E-commerce is not the only story today. Be on the
lookout for "m-commerce," or mobile commerce, in the future. Our growing number of cell phones and PalmPilots are making it easier to make purchases over the phone. The true market for m-commerce lies in combining information and purchases.

Cell phones today are already allowing users to connect to the Internet - to check e-mail, stock quotes, weather or flight information. Nokia has even introduced a phone with infrared so that you can update information between your phone and computer. In short, mobile phones will become portable, mini-PCs with the additional benefit of knowing that everyone already knows how to use them. They will be the key to all commerce. Think of how big Internet commerce already is, and then transfer that to the phone. Wireless Internet is going to be the second generation of the Internet.
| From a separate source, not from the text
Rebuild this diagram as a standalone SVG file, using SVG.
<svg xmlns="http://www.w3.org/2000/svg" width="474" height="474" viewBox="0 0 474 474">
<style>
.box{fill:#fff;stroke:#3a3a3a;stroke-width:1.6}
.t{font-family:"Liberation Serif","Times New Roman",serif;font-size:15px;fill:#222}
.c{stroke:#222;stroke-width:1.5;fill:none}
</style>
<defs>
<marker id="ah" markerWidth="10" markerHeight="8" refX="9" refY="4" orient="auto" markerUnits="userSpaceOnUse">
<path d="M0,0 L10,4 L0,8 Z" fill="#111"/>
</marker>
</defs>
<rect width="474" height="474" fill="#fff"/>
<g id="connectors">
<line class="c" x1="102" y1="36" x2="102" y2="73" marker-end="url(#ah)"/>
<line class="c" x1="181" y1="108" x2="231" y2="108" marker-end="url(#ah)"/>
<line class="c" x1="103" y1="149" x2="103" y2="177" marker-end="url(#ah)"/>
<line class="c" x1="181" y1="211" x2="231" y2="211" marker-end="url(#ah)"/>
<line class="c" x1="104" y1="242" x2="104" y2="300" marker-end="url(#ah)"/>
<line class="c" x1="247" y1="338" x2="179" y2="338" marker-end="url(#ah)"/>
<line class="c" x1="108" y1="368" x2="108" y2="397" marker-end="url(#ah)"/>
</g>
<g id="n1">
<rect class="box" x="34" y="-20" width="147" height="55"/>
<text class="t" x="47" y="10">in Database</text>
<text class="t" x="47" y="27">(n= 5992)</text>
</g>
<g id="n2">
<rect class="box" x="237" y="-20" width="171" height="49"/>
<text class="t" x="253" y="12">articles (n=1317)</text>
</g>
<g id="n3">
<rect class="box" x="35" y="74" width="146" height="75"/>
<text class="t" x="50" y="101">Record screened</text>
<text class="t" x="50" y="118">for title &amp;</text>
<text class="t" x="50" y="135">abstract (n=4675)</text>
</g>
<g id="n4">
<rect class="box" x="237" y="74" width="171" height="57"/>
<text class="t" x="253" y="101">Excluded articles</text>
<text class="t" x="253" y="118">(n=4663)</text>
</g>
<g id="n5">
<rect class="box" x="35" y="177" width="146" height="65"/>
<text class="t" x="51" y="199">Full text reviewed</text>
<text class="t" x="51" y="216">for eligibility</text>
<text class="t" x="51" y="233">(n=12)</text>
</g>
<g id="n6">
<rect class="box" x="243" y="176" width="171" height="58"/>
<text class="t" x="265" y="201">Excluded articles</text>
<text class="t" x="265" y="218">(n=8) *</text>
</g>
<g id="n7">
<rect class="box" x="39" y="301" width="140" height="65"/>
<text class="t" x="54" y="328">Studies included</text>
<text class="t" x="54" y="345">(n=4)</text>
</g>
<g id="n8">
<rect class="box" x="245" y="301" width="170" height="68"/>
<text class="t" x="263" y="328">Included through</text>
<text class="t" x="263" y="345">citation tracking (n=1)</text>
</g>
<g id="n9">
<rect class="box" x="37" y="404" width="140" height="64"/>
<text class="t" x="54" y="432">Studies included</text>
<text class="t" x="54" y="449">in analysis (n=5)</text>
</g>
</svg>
Outside the U.S. though, the rules change, and that's important for global firms. Technology has created a "digital divide" between developed and developing countries and between the "haves" and "have nots." Up to a third of children in the US and Asia do not have access to the Internet at home or at school. Sub-standard phone capabilities also exist in many developing countries. This will definitely affect the commercial real estate industry in the future.

To wrap up the impact of technology on our industry - a discussion which could fill this page and then some - according to Moore's Law (Moore was a founder of Intel) the power of the microprocessor roughly doubles every 18 months. So, in 2017, the computers on our desks will be more powerful than the most powerful supercomputers today. Bank of America expects that market capitalization of public real estate e-companies will increase seven-fold by 2002 to over $100 billion. We can't afford to relax. We're living in a connected world, with highly educated and demanding customers. Time has become one of our scarcest resources, and we have to be prepared to do business around the clock.